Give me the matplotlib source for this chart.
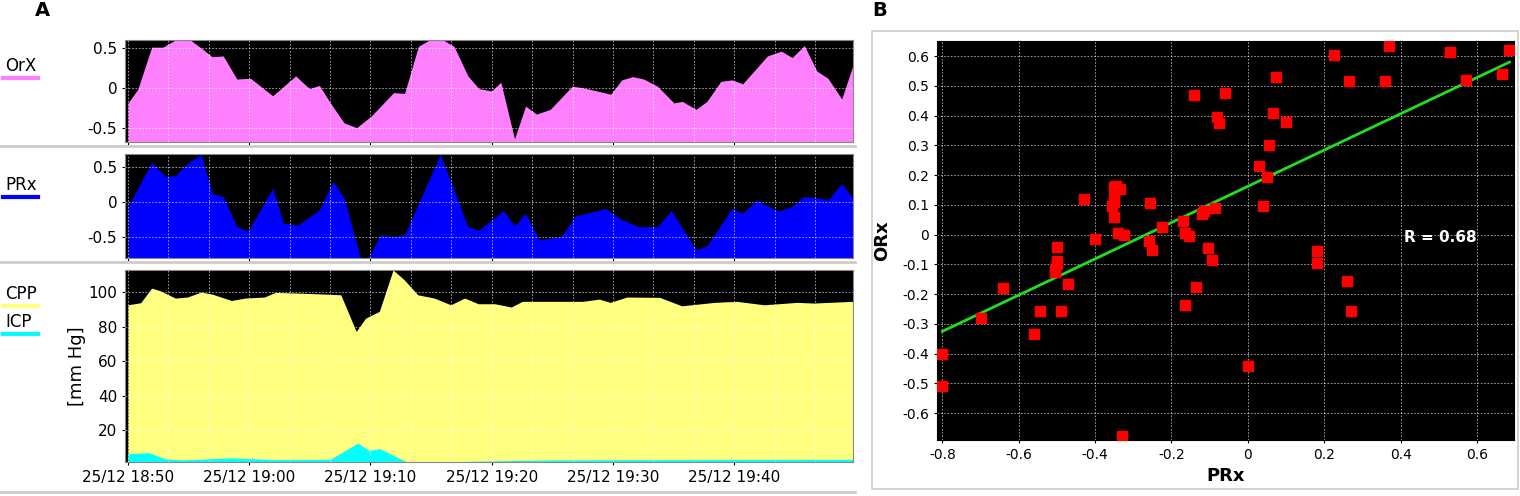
import numpy as np
import matplotlib.pyplot as plt
from matplotlib.patches import Rectangle
from matplotlib.lines import Line2D

# panel A traces, time in minutes after 25/12 18:50
orx_t = [0, 0.8, 1.95, 2.86, 3.9, 5.13, 6.03, 6.94, 7.85, 8.98, 10.1, 11.93, 13.83, 14.96, 15.78, 16.69, 17.82, 18.86, 20.09, 21.9, 22.81, 23.95, 24.85, 25.99, 26.89, 28.03, 28.93, 29.98, 30.75, 31.88, 32.79, 33.7, 34.83, 36.64, 37.55, 38.69, 39.82, 40.73, 41.63, 42.54, 43.67, 45.03, 45.71, 46.85, 47.75, 48.89, 49.8, 50.7, 52.74, 53.88, 54.78, 55.78, 56.82, 57.73, 58.87, 59.77]
orx_v = [-0.19, -0.02, 0.51, 0.51, 0.6, 0.6, 0.5, 0.39, 0.4, 0.11, 0.12, -0.1, 0.15, -0.01, 0.03, -0.19, -0.44, -0.5, -0.35, -0.06, -0.07, 0.52, 0.6, 0.6, 0.52, 0.15, -0.01, -0.04, 0.07, -0.64, -0.23, -0.33, -0.27, 0.02, 0, -0.04, -0.08, 0.1, 0.14, 0.11, 0.02, -0.19, -0.17, -0.27, -0.17, 0.08, 0.1, 0.05, 0.4, 0.46, 0.38, 0.53, 0.21, 0.12, -0.14, 0.27]
prx_t = [0, 1.95, 3.08, 3.9, 4.9, 6.03, 6.94, 7.85, 8.98, 9.89, 11.93, 12.83, 13.97, 15.78, 16.91, 17.82, 19.18, 19.86, 20.77, 21.9, 22.81, 25.76, 28.03, 28.93, 30.98, 31.88, 32.79, 33.92, 35.74, 36.87, 39.37, 40.73, 42.09, 43.67, 44.81, 46.85, 47.75, 49.8, 50.7, 51.84, 53.65, 54.78, 55.69, 57.05, 57.73, 58.87, 59.77]
prx_v = [-0.06, 0.57, 0.37, 0.38, 0.56, 0.68, 0.13, 0.08, -0.35, -0.42, 0.2, -0.3, -0.33, -0.11, 0.3, 0.06, -0.8, -0.8, -0.47, -0.49, -0.47, 0.69, -0.35, -0.4, -0.12, -0.34, -0.16, -0.54, -0.49, -0.2, -0.09, -0.25, -0.35, -0.35, -0.12, -0.68, -0.63, -0.09, -0.16, 0.03, -0.13, -0.06, 0.08, 0.06, 0.03, 0.27, 0.06]
cpp_t = [0, 1.04, 1.95, 2.63, 3.9, 4.9, 6.03, 6.94, 8.53, 9.66, 11.25, 12.15, 13.97, 15.56, 17.55, 18.82, 19.59, 20.73, 21.86, 22.77, 23.9, 25.26, 26.62, 27.76, 28.89, 30.25, 31.61, 32.52, 34.79, 37.51, 38.87, 39.78, 41.14, 43.86, 45.67, 48.39, 50.2, 52.47, 55.19, 56.55, 59.77]
cpp_v = [92.8, 94, 102.5, 101, 96.7, 97.3, 100.2, 99, 95.3, 96.7, 97.3, 100, 99.6, 99.2, 98.6, 77.3, 85, 89, 113, 107.4, 98.6, 96.7, 92.8, 96.7, 93.4, 93.4, 91.5, 94.8, 94.8, 94.8, 96.1, 94.2, 97.3, 97.1, 92.2, 94.2, 94.8, 92.8, 94.2, 93.8, 94.8]
icp_t = [0, 1.72, 3.08, 4.44, 8.53, 12.15, 16.69, 18.96, 19.86, 20.77, 23.04, 25.76, 34.83, 59.77]
icp_v = [6.3, 6.9, 3.3, 2.7, 3.9, 2.9, 3.1, 12.5, 8.2, 9.2, 1.4, 1.6, 2.7, 3.1]
time_ticks = [0, 10, 20, 30, 40, 50]
time_labels = ["25/12 18:50", "25/12 19:00", "25/12 19:10", "25/12 19:20", "25/12 19:30", "25/12 19:40"]

# panel B scatter
prx_pts = [-0.80, -0.80, -0.70, -0.64, -0.56, -0.545, -0.49, -0.47, -0.50, -0.50, -0.50, -0.505, -0.505, -0.43, -0.40, -0.355, -0.35, -0.35, -0.35, -0.345, -0.335, -0.35, -0.34, -0.325, -0.33, -0.255, -0.26, -0.25, -0.225, -0.17, -0.165, -0.155, -0.165, -0.135, -0.14, -0.12, -0.115, -0.105, -0.095, -0.085, -0.08, -0.075, -0.06, 0.0, 0.03, 0.04, 0.05, 0.055, 0.065, 0.075, 0.10, 0.18, 0.18, 0.225, 0.26, 0.265, 0.27, 0.36, 0.37, 0.53, 0.57, 0.665, 0.685]
orx_pts = [-0.40, -0.51, -0.28, -0.18, -0.335, -0.255, -0.255, -0.165, -0.04, -0.09, -0.10, -0.12, -0.125, 0.12, -0.015, 0.095, 0.11, 0.13, 0.16, 0.165, 0.155, 0.06, 0.005, 0.0, -0.675, 0.105, -0.02, -0.05, 0.025, 0.045, 0.005, -0.005, -0.235, -0.175, 0.47, 0.07, 0.08, -0.045, -0.085, 0.09, 0.395, 0.375, 0.475, -0.44, 0.23, 0.095, 0.195, 0.30, 0.41, 0.53, 0.38, -0.055, -0.095, 0.605, -0.155, 0.515, -0.255, 0.515, 0.635, 0.615, 0.52, 0.54, 0.62]
fit_x = [-0.80, 0.685]
fit_y = [-0.325, 0.58]

fig = plt.figure(figsize=(15.2, 4.96), dpi=100)
W, H = 1520, 496

def pax(x0, y0, x1, y1):
    return fig.add_axes([x0 / W, 1 - y1 / H, (x1 - x0) / W, (y1 - y0) / H])

tmax = 59.8
def style_a(ax):
    ax.set_facecolor("black")
    ax.set_xlim(-0.25, tmax)
    ax.set_xticks(np.arange(0, tmax, 10 / 3), minor=True)
    ax.grid(True, which="minor", axis="x", color="white", ls=(0, (2, 2)), lw=0.6, alpha=0.7)
    ax.grid(True, which="major", color="white", ls=(0, (2, 2)), lw=0.6, alpha=0.7)
    ax.tick_params(labelsize=11, length=2, which="both")
    ax.tick_params(which="minor", length=0)
    for s in ax.spines.values():
        s.set_color("#888888")

ax1 = pax(125, 40, 853, 142)
ax1.fill_between(orx_t, orx_v, -1, color="#ff80ff", lw=0)
ax1.set_ylim(-0.68, 0.6)
ax1.set_yticks([-0.5, 0, 0.5], ["-0.5", "0", "0.5"])
style_a(ax1)
ax1.set_xticks(time_ticks, [])

ax2 = pax(125, 154, 853, 258)
ax2.fill_between(prx_t, prx_v, -1, color="#0000ff", lw=0)
ax2.set_ylim(-0.8, 0.69)
ax2.set_yticks([-0.5, 0, 0.5], ["-0.5", "0", "0.5"])
style_a(ax2)
ax2.set_xticks(time_ticks, [])

ax3 = pax(125, 270, 853, 462)
ax3.fill_between(cpp_t, cpp_v, 0, color="#ffff80", lw=0)
ax3.fill_between(icp_t, icp_v, 0, color="#00ffff", lw=0)
ax3.set_ylim(1.5, 113)
ax3.set_yticks([20, 40, 60, 80, 100])
style_a(ax3)
ax3.set_xticks(time_ticks, time_labels)
ax3.set_ylabel("[mm Hg]", fontsize=13, labelpad=2)

# left labels
def side_label(y, text, color):
    fig.text(5 / W, 1 - y / H, text, fontsize=12, va="center", ha="left")
    fig.add_artist(Line2D([3 / W, 38 / W], [1 - (y + 12) / H] * 2, color=color, lw=3))
side_label(66, "OrX", "#ff80ff")
side_label(185, "PRx", "#0000ff")
side_label(294, "CPP", "#ffff80")
side_label(322, "ICP", "#00ffff")
for y in (146, 262, 492):
    fig.add_artist(Line2D([0, 855 / W], [1 - y / H] * 2, color="#cccccc", lw=2))
fig.text(35 / W, 1 - 10 / H, "A", fontsize=14, fontweight="bold", va="center")
fig.text(872 / W, 1 - 10 / H, "B", fontsize=14, fontweight="bold", va="center")
fig.add_artist(Rectangle((872 / W, 7 / H), 646 / W, 458 / H, fill=False, ec="#cccccc", lw=1.2))

axb = pax(937, 41, 1514, 440)
axb.set_facecolor("black")
axb.plot(fit_x, fit_y, color="#22dd22", lw=2)
axb.scatter(prx_pts, orx_pts, marker="s", s=55, color="#ff0000", zorder=3)
axb.set_xlim(-0.814, 0.697)
axb.set_ylim(-0.69, 0.651)
axb.set_xticks(np.arange(-0.8, 0.61, 0.2), ["-0.8", "-0.6", "-0.4", "-0.2", "0", "0.2", "0.4", "0.6"])
axb.set_yticks(np.arange(-0.6, 0.61, 0.1),
               ["-0.6", "-0.5", "-0.4", "-0.3", "-0.2", "-0.1", "0", "0.1", "0.2", "0.3", "0.4", "0.5", "0.6"])
axb.grid(True, color="white", ls=(0, (2, 2)), lw=0.6, alpha=0.7)
axb.tick_params(labelsize=10, length=2)
axb.set_xlabel("PRx", fontsize=13, fontweight="bold", labelpad=4)
axb.set_ylabel("ORx", fontsize=13, fontweight="bold", labelpad=8)
axb.text(0.41, -0.01, "R = 0.68", color="white", fontsize=11, fontweight="bold", va="center")

fig.savefig("out.png")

## Task:
Please restate the material above line by line, exactly, beginning at its first line and ending with the line that contains "from matplotlib.lines import Line2D", without any pictures.

## Result below:
Give me the matplotlib source for this chart.
import numpy as np
import matplotlib.pyplot as plt
from matplotlib.patches import Rectangle
from matplotlib.lines import Line2D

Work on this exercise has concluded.